The world’s largest chemical company, Germany’s BASF, has said it is in talks for a possible investment of its oil and gas division in Iran, but that it is not yet ready to move to a decision because it is unclear how the country will be affected by economic sanctions moving forward, a Reuters report said on February 24.
"We can't see that the lifting of sanctions is being implemented at the speed that was initially expected," BASF CEO Kurt Bock told a news conference after the release of the company’s 2016 financial results.
BASF’s position echoes that of several other major foreign companies which were initially enthusiastic about entering the post-sanctions Iranian market but have since slowed down their approach given US President Donald Trump’s aggressive stance towards Tehran and remaining hurdles such as remaining dollar restrictions in banking transactions.
"We are trying to assess whether it's possible for our oil and gas business to gain a foothold in Iran.
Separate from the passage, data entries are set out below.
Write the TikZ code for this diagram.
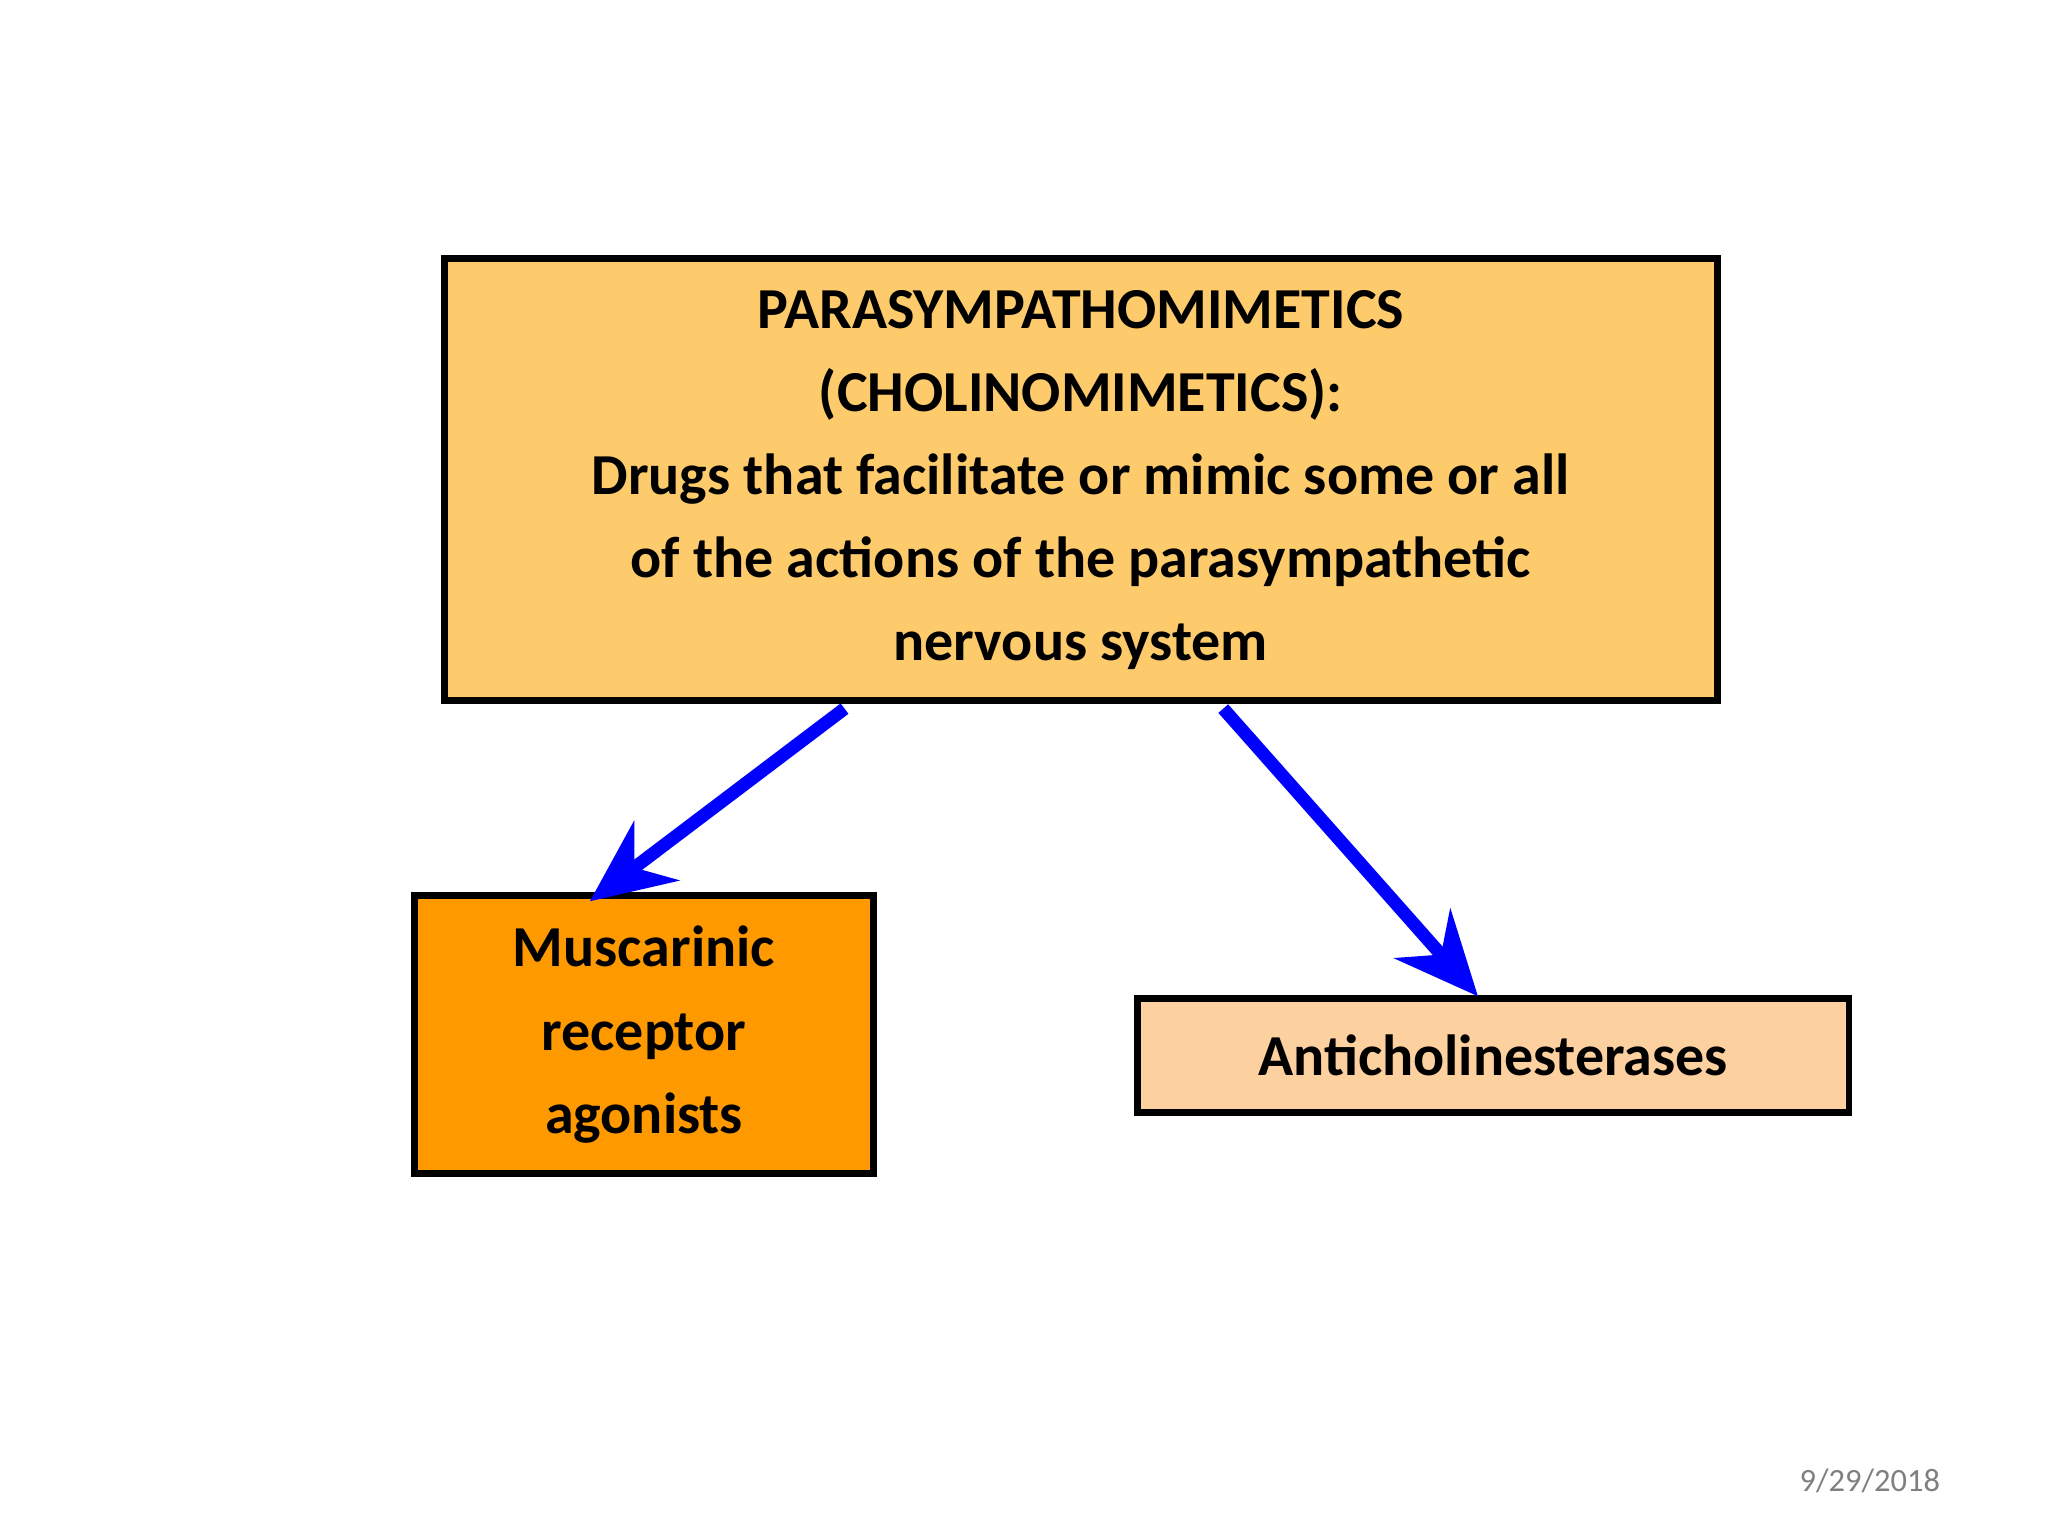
\documentclass[tikz,border=0pt]{standalone}
\usepackage{fontspec}
\setmainfont{Carlito}
\usetikzlibrary{arrows.meta}
\definecolor{topfill}{HTML}{FDCB6B}
\definecolor{muscfill}{HTML}{FF9900}
\definecolor{antifill}{HTML}{FDD09F}
\tikzset{
  box/.style={draw=black,line width=1.5pt,align=center,font=\bfseries\fontsize{12.5}{17.9}\selectfont,inner sep=0pt},
  arr/.style={draw=blue,line width=2.8pt,-{Stealth[length=18pt,width=16pt,inset=6pt]}}
}
\begin{document}
\begin{tikzpicture}[x=0.01cm,y=-0.01cm]
\useasboundingbox[fill=white] (0,0) rectangle (1552,1164);
\node[box,fill=topfill,minimum width=9.64cm,minimum height=3.35cm] (top) at (819,363.5)
  {PARASYMPATHOMIMETICS\\(CHOLINOMIMETICS):\\Drugs that facilitate or mimic some or all\\of the actions of the parasympathetic\\nervous system};
\node[box,fill=muscfill,minimum width=3.48cm,minimum height=2.1cm] (musc) at (488,784)
  {Muscarinic\\receptor\\agonists};
\node[box,fill=antifill,minimum width=5.39cm,minimum height=0.86cm] (anti) at (1131.5,800)
  {Anticholinesterases};
\coordinate (a1) at (640,537);
\coordinate (b1) at (447,683);
\coordinate (a2) at (927,537);
\coordinate (b2) at (1120,755);
\draw[arr] (a1) -- (b1);
\draw[arr] (a2) -- (b2);
\node[text=gray,font=\fontsize{7}{8}\selectfont] (date) at (1417,1122) {9/29/2018};
\end{tikzpicture}
\end{document}
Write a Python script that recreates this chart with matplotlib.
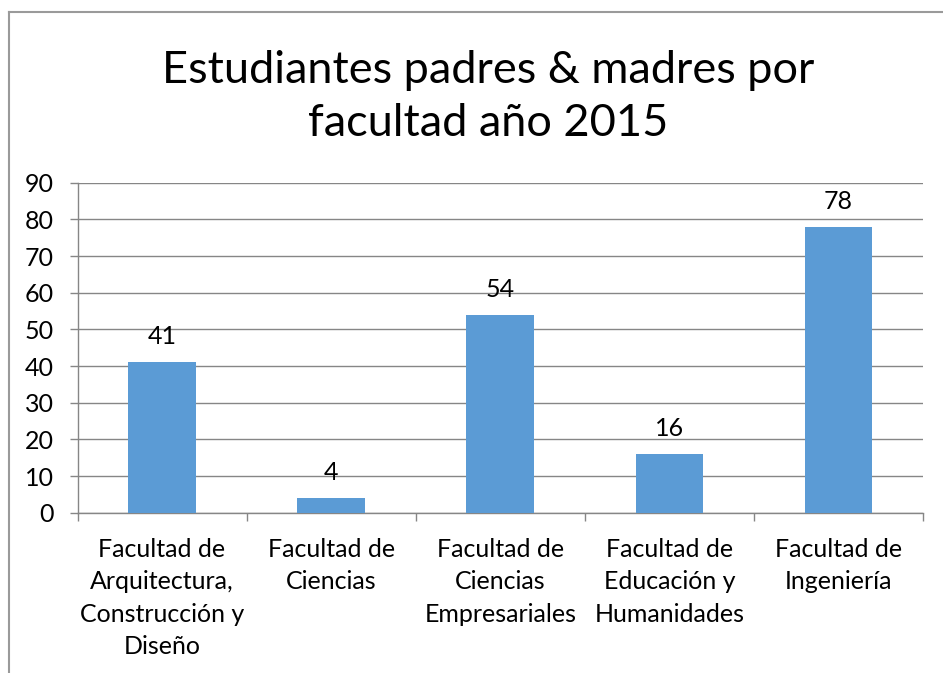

We have been invited by the national authorities. The evaluation process is ongoing," Bock also reportedly said.
On February 22, Korean Airlines said it had requested a postponement of the start of its planned flights to Tehran, citing concerns generated by Washington’s policy approach towards Iran.
French oil major Total, meanwhile, is holding up a final investment decision on the South Pars gas field phase 11 project, and low-cost carrier Air India Express has deferred the launch of its direct flights between the Indian subcontinent and Iran.